Standard abbreviations
- ISO 4: J. Shoulder Elb. Surg.
- NLM: J Shoulder Elbow Surg

Indexing
- CODEN: JSESBU
- ISSN: 1058-2746 (print) 1532-6500 (web)
- OCLC no.: 24252465

Links
- Journal homepage;

= Journal of Shoulder and Elbow Surgery =

The Journal of Shoulder and Elbow Surgery is a peer-reviewed medical journal covering orthopedic surgery related to the shoulder, elbow, and upper extremities. It is the official journal of multiple shoulder and elbow societies, including the American Shoulder and Elbow Surgeons, the European Society for Surgery of Shoulder and Elbow, the Japan Shoulder Society, the Shoulder and Elbow Society of Australia, the South American Shoulder and Elbow Society, the South African Shoulder and Elbow Surgeons, the Asian Shoulder Association, the Korean Shoulder and Elbow Society, the International Congress of Shoulder and Elbow Surgery, and the American Society of Shoulder and Elbow Therapists.

== History ==
The journal was established in January 1991, with Mosby, now an imprint of Elsevier, as the publisher. The founding editor-in-chief was Robert Cofield (Mayo Clinic). In 1997, Robert Neviaser (George Washington University Medical Center) took over as editor-in-chief. In 2008, Bill Mallon (Triangle Orthopaedic Associates, Durham, North Carolina) was named as the third editor-in-chief. John E (Jed) Kuhn was named as the fourth editor-in-chief in 2025. Originally the journal was published bimonthly. In 2010, it began publishing 8 issues per year, increased in 2012 to monthly.

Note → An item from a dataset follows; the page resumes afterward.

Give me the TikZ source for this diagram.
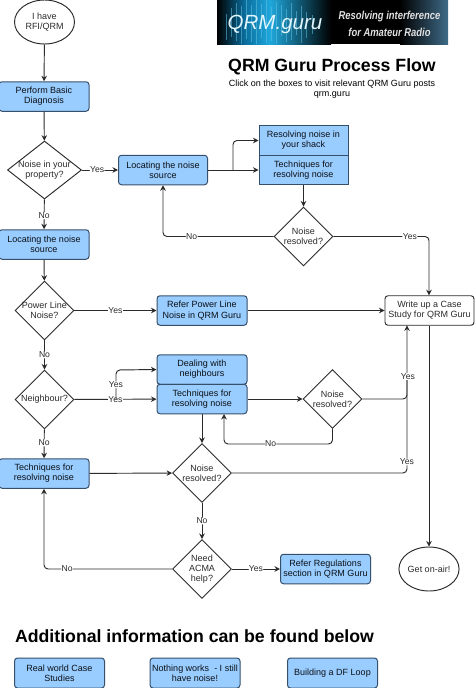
\documentclass[tikz,border=0pt]{standalone}
\usepackage{fontspec}
\setmainfont{Liberation Sans}
\usetikzlibrary{shapes.geometric,arrows.meta,calc}
\definecolor{boxfill}{HTML}{99CCFF}
\definecolor{ink}{HTML}{2B2B2B}
\definecolor{boxline}{HTML}{36506B}
\definecolor{bannerblue}{HTML}{0A6E9E}
\definecolor{bannerbright}{HTML}{1FA8DC}
\definecolor{bannerright}{HTML}{3F6B88}
\tikzset{
  every node/.style={font=\fontsize{9}{10.3}\selectfont,text=ink,align=center,inner sep=0pt},
  proc/.style={draw=boxline,line width=1pt,fill=boxfill,rounded corners=3pt,minimum width=90pt,minimum height=29.5pt,text=black!80!boxline},
  sqbox/.style={draw=boxline,line width=1pt,fill=boxfill,minimum width=89pt,minimum height=29.5pt,text=black!80!boxline},
  endbox/.style={draw=ink,line width=.95pt,fill=white,rounded corners=3pt,minimum width=89pt,minimum height=29.5pt},
  term/.style={draw=ink,line width=.95pt,fill=white,ellipse,minimum width=60pt,minimum height=44pt},
  dec/.style={draw=ink,line width=.95pt,fill=white,diamond,aspect=1,minimum size=59pt},
  widedec/.style={draw=ink,line width=.95pt,fill=white,diamond,aspect=1.276,minimum width=74pt,minimum height=58pt},
  conn/.style={draw=ink,line width=.95pt,-{Stealth[length=5.5pt,width=5.5pt]},rounded corners=4pt},
  plain/.style={draw=ink,line width=.95pt,rounded corners=4pt},
  lbl/.style={fill=white,inner sep=.4pt,font=\fontsize{8.6}{10}\selectfont},
}
\begin{document}
\begin{tikzpicture}[x=1pt,y=-1pt]
\useasboundingbox (0,0) rectangle (474,688);
% banner
\shade[left color=black,right color=bannerblue] (217,0) rectangle (245,44);
\shade[left color=bannerblue,right color=bannerbright] (245,0) rectangle (270,44);
\shade[left color=bannerbright,right color=black] (270,0) rectangle (331,44);
\fill[black] (331,0) rectangle (400,44);
\shade[left color=black,right color=bannerright] (400,0) rectangle (448,44);
\foreach \bx/\bt/\bb in {226/14/40,231/8/37,236/3/41,241/6/44,246/0/39,251/5/42,256/0/44,261/4/38,266/0/43,271/7/41,276/2/44,281/5/36,286/9/42,291/3/40,296/11/35,301/6/43,306/12/38,312/15/34}
  \draw[bannerbright!70!white,line width=.5pt,opacity=.55] (\bx,\bt) -- (\bx,\bb);
\node[font=\itshape\fontsize{20.5}{24}\selectfont,text=white!88!cyan] (bannerA) at (275,24) {QRM.guru};
\node[font=\itshape\bfseries\fontsize{11.5}{16.5}\selectfont,text=black!12,xscale=.82] (bannerB) at (389.5,24) {Resolving interference\\for Amateur Radio};
% titles
\node[font=\bfseries\fontsize{17.7}{20}\selectfont,text=black] (title) at (332,66.5) {QRM Guru Process Flow};
\node[font=\fontsize{9}{10.4}\selectfont,text=black] (sub) at (332,89) {Click on the boxes to visit relevant QRM Guru posts\\qrm.guru};
\node[font=\bfseries\fontsize{17.7}{20}\selectfont,text=black] (addl) at (194.5,636) {Additional information can be found below};
% nodes
\node[term] (start) at (44.5,22) {I have\\RFI/QRM};
\node[proc] (diag) at (44,96.5) {Perform Basic\\Diagnosis};
\node[widedec,label={[align=center]center:Noise in your\\property?}] (d1) at (44.5,170) {};
\node[proc,minimum width=89pt] (loc1) at (163,170) {Locating the noise\\source};
\node[sqbox] (shack) at (303.5,140.5) {Resolving noise in\\your shack};
\node[sqbox] (tech1) at (303.5,170) {Techniques for\\resolving noise};
\node[dec,label={[align=center]center:Noise\\resolved?}] (d2) at (303.5,236.5) {};
\node[proc] (loc2) at (44,244.5) {Locating the noise\\source};
\node[dec,label={[align=center]center:Power Line\\Noise?}] (d3) at (44.5,310.5) {};
\node[proc] (refpl) at (202,310.5) {Refer Power Line\\Noise in QRM Guru};
\node[endbox] (write) at (429.5,310.5) {Write up a Case\\Study for QRM Guru};
\node[dec,label={[align=center]center:Neighbour?}] (d4) at (44.5,399.5) {};
\node[proc] (deal) at (202,369.5) {Dealing with\\neighbours};
\node[proc] (tech2) at (202,399) {Techniques for\\resolving noise};
\node[dec,label={[align=center]center:Noise\\resolved?}] (d5) at (332.5,399) {};
\node[proc] (tech3) at (44,473.5) {Techniques for\\resolving noise};
\node[dec,label={[align=center]center:Noise\\resolved?}] (d6) at (202,473) {};
\node[dec,label={[align=center]center:Need\\ACMA\\help?}] (d7) at (202,569) {};
\node[proc] (refreg) at (325.5,569) {Refer Regulations\\section in QRM Guru};
\node[term] (onair) at (429,569) {Get on-air!};
\node[proc,minimum height=30pt] (b1) at (59.5,673) {Real world Case\\Studies};
\node[proc,minimum height=30pt] (b2) at (195,673) {Nothing works~ - I still\\have noise!};
\node[proc,minimum height=30pt] (b3) at (332.5,673) {Building a DF Loop};
% helper coordinates
\coordinate (j1) at (233,170);
\coordinate (j2) at (116,399.5);
\coordinate (j3) at (429,236.5);
\coordinate (j4) at (407,399);
\coordinate (j5) at (407,473);
% connectors
\draw[conn] (start) -- (diag);
\draw[conn] (diag) -- (d1);
\draw[conn] (d1) -- node[lbl,pos=.42]{Yes} (loc1);
\draw[conn] (d1) -- node[lbl,pos=.55]{No} (loc2);
\draw[conn] (loc1) -- (tech1);
\draw[conn] (j1) |- (shack);
\draw[conn] (tech1) -- (d2);
\draw[conn] (d2.west) -- node[lbl,pos=.74]{No} (loc1.south |- d2.west) -- (loc1);
\draw[conn] (d2.east) -- node[lbl,pos=.8]{Yes} (j3) -- (write.north -| j3);
\draw[conn] (loc2) -- (d3);
\draw[conn] (d3) -- node[lbl,pos=.5]{Yes} (refpl);
\draw[conn] (d3) -- node[lbl,pos=.5]{No} (d4);
\draw[conn] (refpl) -- (write);
\draw[conn] (d4) -- node[lbl,pos=.5]{Yes} (tech2);
\draw[conn] (j2) -- node[lbl,pos=.5]{Yes} ++(0,-29.5) -- (deal.west);
\draw[conn] (d4) -- node[lbl,pos=.47]{No} (tech3);
\draw[conn] (tech2) -- (d5);
\draw[conn] (tech2) -- (d6);
\draw[plain] (d5.east) -- (j4) -- (407,380);
\draw[conn] (d5.south) -- (d5.south |- 0,444) -- node[lbl,pos=.57]{No} (224,444) -- (224,414);
\draw[conn] (tech3) -- (d6);
\draw[conn] (d6.east) -- (j5) -- node[lbl,pos=.075]{Yes} (407,325.3);
\node[lbl] (y2) at (408,376.5) {Yes};
\draw[conn] (d6) -- node[lbl,pos=.5]{No} (d7);
\draw[conn] (d7.west) -- node[lbl,pos=.82]{No} (tech3.south |- d7.west) -- (tech3);
\draw[conn] (d7) -- node[lbl,pos=.5]{Yes} (refreg);
\draw[conn] (write.south -| onair) -- (onair);
\end{tikzpicture}
\end{document}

== Abstracting and indexing ==
The journal is abstracted and indexed in PubMed, MEDLINE, EMBASE, and Scopus. According to the Journal Citation Reports, the journal has a 2014 impact factor of 2.289, ranking it 18th out of 72 journals in the category "Orthopedics", 17th out of 81 journals in the category "Sport Science", and 60th out of 198 journals in the category "Surgery".